DC Ethics Opinion 235 (1993) held (at a time when DC law did not yet provide for the creation of "limited liability partnerships" or "limited liability companies") that lawyers in a firm organized under the law of another jurisdiction as one of those kinds of entities could practice in the District of Columbia under the name of the firm, provided that the name used included the full identifying phrase, and not merely the abbreviation "LLP" or "LLC". The opinion observed in passing that Rules 1.4(b) and 7.1(a) were satisfied by use of the abbreviation "PC" or "PA" in the case of an incorporated law firm, since DC law specifically provided for such entities. [This opinion has effectively been overruled by amendment of the DC Code to authorize both LLPs (DC Code § 41-143 to 148) and LLCs (DC Code § 29-1301 et seq.).]
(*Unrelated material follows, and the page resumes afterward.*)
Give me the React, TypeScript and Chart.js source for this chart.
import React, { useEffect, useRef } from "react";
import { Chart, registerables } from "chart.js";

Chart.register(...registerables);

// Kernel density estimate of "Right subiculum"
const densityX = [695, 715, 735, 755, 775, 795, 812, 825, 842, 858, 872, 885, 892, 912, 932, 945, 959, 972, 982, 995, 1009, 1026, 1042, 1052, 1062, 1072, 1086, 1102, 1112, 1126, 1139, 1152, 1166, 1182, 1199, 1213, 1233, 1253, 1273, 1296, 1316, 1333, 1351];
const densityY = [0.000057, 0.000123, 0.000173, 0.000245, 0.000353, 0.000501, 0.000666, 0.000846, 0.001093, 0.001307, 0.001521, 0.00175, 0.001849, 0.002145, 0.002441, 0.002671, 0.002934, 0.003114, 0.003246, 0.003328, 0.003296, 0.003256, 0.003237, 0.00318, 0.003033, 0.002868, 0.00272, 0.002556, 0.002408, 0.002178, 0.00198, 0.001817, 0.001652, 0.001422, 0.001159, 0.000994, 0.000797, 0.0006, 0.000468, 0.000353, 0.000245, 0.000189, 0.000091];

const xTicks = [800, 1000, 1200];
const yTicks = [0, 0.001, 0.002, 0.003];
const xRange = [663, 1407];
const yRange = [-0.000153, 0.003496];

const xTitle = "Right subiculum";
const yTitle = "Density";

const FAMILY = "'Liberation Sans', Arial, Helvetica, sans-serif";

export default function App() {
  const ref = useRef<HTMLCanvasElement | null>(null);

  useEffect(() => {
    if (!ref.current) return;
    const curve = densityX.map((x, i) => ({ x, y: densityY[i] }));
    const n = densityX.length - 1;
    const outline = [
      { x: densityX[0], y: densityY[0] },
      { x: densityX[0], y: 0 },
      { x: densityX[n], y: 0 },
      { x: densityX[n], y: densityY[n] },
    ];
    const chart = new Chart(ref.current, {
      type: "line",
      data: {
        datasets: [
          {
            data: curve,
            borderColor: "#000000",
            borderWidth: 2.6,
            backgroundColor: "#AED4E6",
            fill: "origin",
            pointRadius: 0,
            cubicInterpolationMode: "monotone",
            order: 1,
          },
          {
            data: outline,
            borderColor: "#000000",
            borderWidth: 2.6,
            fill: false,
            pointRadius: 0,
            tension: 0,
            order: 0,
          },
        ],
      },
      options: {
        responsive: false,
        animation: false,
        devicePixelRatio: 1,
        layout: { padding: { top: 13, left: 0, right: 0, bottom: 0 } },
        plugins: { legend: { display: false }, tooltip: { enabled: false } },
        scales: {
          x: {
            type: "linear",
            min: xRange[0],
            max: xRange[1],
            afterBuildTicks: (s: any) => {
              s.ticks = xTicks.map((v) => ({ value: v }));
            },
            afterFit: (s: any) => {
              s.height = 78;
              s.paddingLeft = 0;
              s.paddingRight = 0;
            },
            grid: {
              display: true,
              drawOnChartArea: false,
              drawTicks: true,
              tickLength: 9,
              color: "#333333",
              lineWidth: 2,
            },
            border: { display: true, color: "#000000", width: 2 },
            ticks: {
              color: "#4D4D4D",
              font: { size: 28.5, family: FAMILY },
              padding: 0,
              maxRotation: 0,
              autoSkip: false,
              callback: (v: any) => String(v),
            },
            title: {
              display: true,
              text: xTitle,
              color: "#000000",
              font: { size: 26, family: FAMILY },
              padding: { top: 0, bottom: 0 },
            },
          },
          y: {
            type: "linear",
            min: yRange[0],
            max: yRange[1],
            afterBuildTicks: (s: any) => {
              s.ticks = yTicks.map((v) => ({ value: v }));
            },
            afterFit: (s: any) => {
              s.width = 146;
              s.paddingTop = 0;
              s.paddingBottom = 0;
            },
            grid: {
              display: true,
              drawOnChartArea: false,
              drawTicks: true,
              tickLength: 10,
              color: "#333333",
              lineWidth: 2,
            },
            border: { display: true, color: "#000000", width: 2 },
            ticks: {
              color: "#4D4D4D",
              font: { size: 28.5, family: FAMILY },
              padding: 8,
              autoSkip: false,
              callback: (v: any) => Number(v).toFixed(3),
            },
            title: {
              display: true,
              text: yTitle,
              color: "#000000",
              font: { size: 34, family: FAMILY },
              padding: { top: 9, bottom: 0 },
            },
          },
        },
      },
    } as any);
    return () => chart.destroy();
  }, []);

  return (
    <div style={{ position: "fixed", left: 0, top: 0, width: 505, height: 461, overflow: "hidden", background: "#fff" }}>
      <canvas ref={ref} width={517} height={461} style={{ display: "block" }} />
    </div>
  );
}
DC Ethics Opinion 228 (1992) held that, although a lawyer is likely to be disqualified by Rule 3.7 from representing a client at trial because the lawyer is a necessary witness, this does not disqualify the lawyer from continuing the representation in pretrial matters. It also observed that, once it becomes apparent that a lawyer likely will be disqualified under Rule 3.7, the lawyer is obliged by Rule 1.4(b) to inform the client of this development and seek the client's consent to continued pretrial representation.
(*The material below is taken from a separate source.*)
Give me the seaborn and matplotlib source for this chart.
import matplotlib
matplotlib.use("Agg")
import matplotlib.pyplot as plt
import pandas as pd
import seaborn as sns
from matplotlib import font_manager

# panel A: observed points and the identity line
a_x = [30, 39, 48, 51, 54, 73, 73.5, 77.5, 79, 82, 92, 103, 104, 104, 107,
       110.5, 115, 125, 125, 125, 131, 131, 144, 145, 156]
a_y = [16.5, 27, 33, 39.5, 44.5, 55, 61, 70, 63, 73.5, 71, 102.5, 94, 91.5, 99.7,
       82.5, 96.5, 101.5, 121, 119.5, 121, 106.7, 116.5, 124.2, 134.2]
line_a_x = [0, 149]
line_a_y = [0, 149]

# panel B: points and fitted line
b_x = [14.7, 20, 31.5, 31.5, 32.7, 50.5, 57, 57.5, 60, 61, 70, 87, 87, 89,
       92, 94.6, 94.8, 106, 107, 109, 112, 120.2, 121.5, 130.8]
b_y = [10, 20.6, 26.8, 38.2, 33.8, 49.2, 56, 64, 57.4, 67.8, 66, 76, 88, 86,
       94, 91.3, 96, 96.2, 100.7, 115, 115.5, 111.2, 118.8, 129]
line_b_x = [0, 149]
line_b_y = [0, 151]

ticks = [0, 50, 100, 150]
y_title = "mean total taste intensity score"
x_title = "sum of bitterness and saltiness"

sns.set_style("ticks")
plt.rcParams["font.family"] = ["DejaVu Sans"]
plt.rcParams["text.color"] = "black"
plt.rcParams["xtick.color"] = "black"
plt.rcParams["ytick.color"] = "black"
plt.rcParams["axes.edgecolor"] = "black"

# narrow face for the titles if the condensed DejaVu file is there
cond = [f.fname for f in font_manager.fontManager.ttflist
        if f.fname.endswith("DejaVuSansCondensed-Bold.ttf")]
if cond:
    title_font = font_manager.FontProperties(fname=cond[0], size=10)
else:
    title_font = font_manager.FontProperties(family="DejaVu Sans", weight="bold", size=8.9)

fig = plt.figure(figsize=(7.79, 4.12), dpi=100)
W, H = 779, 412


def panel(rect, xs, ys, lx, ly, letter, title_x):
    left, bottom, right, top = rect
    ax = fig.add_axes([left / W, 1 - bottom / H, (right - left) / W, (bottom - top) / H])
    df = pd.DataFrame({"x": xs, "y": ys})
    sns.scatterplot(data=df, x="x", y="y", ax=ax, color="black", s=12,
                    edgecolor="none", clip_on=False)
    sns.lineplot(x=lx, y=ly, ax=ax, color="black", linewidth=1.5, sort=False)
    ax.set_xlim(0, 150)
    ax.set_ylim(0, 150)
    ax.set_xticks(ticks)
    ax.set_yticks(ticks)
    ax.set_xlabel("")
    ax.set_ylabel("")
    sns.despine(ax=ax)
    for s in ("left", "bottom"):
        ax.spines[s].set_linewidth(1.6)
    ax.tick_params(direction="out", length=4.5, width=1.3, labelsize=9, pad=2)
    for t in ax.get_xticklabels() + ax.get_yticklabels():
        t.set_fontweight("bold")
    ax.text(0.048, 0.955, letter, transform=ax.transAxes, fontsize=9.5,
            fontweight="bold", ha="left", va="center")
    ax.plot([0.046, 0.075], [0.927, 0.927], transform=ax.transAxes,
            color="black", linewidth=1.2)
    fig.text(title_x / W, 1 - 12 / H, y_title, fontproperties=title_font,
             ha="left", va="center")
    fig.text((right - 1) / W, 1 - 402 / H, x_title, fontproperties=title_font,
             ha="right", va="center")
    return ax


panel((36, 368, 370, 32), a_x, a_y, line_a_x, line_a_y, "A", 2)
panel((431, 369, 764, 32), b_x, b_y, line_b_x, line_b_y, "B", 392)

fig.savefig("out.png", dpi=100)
1.4:400   Duty to Inform the Client of Settlement Offers

· Primary DC References: DC Rule 1.4(c)
· Background References: ABA Model Rule 1.4, Other Jurisdictions
· Commentary: ABA/BNA § 31.501, ALI-LGL § 20, Wolfram §§ 4.5

As noted under 1.4:101 above, DC Rule 1.4 includes in paragraph (c) a requirement that a lawyer who receives an offer of settlement in a civil case or a proffered plea bargain in a criminal case inform the client promptly of the substance of the offer. In the Model Rule, this is treated only in Comment [1], and there only with the precatory verb should.

In In re Peartree, 672 A.2d 574 (DC 1996), the court approved imposition of reciprocal discipline on the basis, inter alia, of the failure of the respondent to communicate a settlement offer, which would have been a violation of DC Rule 1.4(c) (and Rule 1.4(a) as well).
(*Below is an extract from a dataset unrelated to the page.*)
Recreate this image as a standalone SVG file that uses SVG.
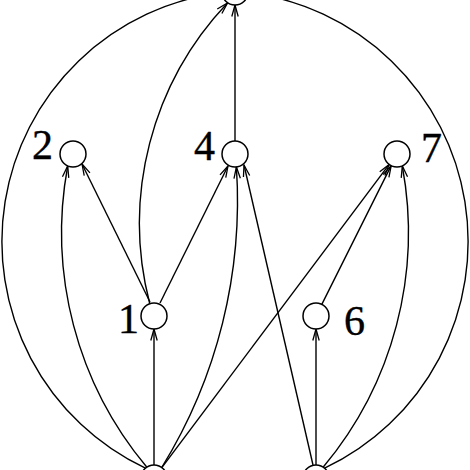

In DC Ethics Opinion 263 (1996), the inquirer was a lawyer representing victims of domestic violence in proceedings in Superior Court. One remedy for such clients is a Civil Protective Order (CPO), prohibiting the respondent-perpetrator from coming into physical proximity of the petitioner-victim. When a CPO is violated, the petitioner may bring a motion for criminal contempt against the respondent, and in such a case, an indigent respondent is entitled to have counsel appointed to represent him in the criminal contempt proceeding. The petitioner may also move to modify the terms of the CPO to make it more inclusive, but the lawyer appointed to defend against the contempt motion will not necessarily represent the respondent in respect of the motion to modify. The principal question presented was whether, in a case in which the appointed lawyer's representation was limited to the contempt motion, the petitioner's lawyer was barred by Rule 4.2 from communicating directly with the respondent about a possible modification of the protective order without the consent of respondent's lawyer. The Opinion concluded that the two proceedings were sufficiently closely related to constitute one "matter" for purposes of Rule 4.2, so that the petitioner's lawyer could not contact the respondent absent his lawyer's consent. The Opinion also concluded that, if respondent's lawyer withheld consent to direct contact, then that lawyer would have an obligation pursuant to Rule 1.4(a) to pass on to the respondent any communications from the petitioner's lawyer.